WRITTEN PROBLEM:
Of all the lines in the material, how many contain the word "this"? State the number alone.

GIVEN DATA:
::::::

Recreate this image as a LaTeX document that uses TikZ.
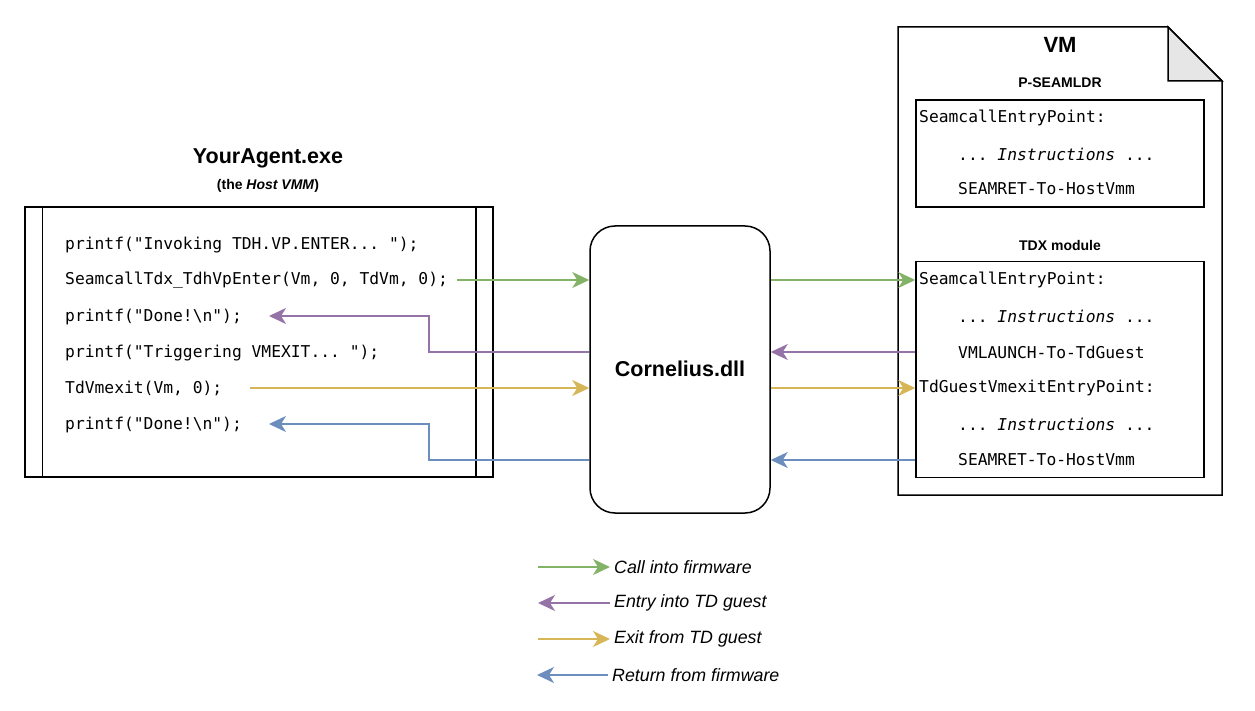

::::::

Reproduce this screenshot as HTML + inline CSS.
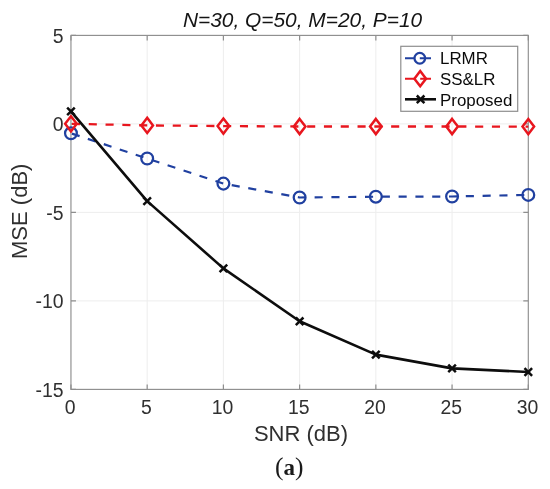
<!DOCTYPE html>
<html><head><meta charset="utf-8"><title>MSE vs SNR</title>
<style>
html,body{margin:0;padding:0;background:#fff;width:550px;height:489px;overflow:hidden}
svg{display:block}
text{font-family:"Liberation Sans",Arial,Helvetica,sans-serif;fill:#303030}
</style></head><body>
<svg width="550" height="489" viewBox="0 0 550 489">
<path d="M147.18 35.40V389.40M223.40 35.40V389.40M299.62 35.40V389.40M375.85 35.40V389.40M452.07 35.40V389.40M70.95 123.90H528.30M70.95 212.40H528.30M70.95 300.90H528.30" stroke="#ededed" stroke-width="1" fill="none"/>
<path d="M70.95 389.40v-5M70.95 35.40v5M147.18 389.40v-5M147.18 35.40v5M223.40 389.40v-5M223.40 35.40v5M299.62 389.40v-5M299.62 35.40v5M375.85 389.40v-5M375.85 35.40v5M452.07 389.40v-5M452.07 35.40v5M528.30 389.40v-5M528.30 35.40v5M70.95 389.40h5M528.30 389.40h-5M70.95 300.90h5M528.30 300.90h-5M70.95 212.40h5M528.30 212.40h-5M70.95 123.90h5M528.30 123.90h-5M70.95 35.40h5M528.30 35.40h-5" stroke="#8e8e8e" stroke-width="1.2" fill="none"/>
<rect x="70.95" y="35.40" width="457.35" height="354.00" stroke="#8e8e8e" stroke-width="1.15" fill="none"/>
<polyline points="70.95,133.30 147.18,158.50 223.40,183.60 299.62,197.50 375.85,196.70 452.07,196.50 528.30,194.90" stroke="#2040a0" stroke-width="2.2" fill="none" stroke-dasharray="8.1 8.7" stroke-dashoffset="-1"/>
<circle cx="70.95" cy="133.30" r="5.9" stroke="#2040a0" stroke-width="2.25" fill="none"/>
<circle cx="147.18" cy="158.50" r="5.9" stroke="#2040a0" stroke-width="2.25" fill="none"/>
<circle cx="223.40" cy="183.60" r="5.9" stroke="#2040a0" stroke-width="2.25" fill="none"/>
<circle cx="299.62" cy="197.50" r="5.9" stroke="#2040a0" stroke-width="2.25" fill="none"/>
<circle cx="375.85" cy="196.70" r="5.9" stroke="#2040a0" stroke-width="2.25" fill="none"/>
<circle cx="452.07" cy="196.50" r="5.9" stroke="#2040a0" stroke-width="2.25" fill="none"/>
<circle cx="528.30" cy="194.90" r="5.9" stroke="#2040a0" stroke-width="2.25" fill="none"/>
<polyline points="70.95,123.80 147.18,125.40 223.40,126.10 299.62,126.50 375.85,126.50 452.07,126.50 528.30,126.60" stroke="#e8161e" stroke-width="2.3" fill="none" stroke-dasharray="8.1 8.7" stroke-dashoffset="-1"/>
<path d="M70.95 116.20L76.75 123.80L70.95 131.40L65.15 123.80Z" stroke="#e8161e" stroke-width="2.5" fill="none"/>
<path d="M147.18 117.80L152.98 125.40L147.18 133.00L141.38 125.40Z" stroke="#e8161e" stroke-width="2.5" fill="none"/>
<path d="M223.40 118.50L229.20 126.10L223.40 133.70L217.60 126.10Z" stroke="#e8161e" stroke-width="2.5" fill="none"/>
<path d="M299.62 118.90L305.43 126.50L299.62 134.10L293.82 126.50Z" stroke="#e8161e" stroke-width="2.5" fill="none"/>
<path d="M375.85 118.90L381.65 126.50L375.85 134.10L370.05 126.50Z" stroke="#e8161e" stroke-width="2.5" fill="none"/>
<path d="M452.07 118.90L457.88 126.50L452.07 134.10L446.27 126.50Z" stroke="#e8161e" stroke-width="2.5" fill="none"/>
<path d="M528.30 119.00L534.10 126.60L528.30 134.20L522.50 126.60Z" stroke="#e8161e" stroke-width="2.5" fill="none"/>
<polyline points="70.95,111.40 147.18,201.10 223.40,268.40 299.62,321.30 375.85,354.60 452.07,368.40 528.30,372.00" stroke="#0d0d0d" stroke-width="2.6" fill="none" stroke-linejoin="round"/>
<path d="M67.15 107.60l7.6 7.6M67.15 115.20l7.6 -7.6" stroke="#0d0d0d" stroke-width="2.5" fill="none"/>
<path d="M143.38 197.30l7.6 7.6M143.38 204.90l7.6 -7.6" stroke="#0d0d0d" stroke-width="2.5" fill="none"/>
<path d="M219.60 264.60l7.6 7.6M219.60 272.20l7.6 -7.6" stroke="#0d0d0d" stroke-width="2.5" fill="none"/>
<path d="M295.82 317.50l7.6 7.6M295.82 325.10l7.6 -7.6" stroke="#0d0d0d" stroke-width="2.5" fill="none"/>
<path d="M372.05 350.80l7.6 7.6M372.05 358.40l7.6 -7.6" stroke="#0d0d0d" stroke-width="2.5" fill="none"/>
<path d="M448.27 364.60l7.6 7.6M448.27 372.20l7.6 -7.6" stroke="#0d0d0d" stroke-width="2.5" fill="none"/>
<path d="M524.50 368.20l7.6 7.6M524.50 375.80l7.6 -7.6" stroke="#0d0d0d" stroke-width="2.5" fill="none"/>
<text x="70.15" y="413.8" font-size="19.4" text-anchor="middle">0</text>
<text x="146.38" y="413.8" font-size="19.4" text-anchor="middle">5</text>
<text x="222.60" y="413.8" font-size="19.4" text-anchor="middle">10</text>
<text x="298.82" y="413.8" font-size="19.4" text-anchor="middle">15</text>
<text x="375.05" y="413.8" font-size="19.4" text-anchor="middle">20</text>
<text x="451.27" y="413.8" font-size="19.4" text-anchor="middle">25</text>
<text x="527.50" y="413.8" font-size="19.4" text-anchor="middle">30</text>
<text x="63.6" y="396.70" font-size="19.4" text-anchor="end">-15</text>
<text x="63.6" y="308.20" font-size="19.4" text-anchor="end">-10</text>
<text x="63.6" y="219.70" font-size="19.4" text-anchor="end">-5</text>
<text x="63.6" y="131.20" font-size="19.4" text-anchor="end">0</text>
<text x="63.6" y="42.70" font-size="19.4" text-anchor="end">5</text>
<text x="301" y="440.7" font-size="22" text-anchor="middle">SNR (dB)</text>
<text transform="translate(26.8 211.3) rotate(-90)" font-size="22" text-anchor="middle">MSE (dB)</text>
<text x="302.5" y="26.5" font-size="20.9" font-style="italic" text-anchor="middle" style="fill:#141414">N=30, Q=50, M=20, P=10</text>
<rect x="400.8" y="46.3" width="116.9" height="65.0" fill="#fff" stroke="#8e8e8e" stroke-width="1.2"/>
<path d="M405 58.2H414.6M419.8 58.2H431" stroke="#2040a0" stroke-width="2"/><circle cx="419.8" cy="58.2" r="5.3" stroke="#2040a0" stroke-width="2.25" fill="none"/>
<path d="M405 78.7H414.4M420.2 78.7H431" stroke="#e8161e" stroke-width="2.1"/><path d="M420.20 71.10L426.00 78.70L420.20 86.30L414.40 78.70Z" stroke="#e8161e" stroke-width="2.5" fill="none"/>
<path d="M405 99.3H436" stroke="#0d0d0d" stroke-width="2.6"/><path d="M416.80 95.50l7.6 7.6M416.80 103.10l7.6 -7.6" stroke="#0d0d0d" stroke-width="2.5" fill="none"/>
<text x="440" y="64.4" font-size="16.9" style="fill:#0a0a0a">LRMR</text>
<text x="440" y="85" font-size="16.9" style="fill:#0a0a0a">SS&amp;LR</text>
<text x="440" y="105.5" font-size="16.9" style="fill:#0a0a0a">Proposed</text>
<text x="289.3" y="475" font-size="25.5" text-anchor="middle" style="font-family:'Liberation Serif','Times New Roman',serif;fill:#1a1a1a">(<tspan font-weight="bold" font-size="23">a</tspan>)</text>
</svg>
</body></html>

::::::

REPLY:
2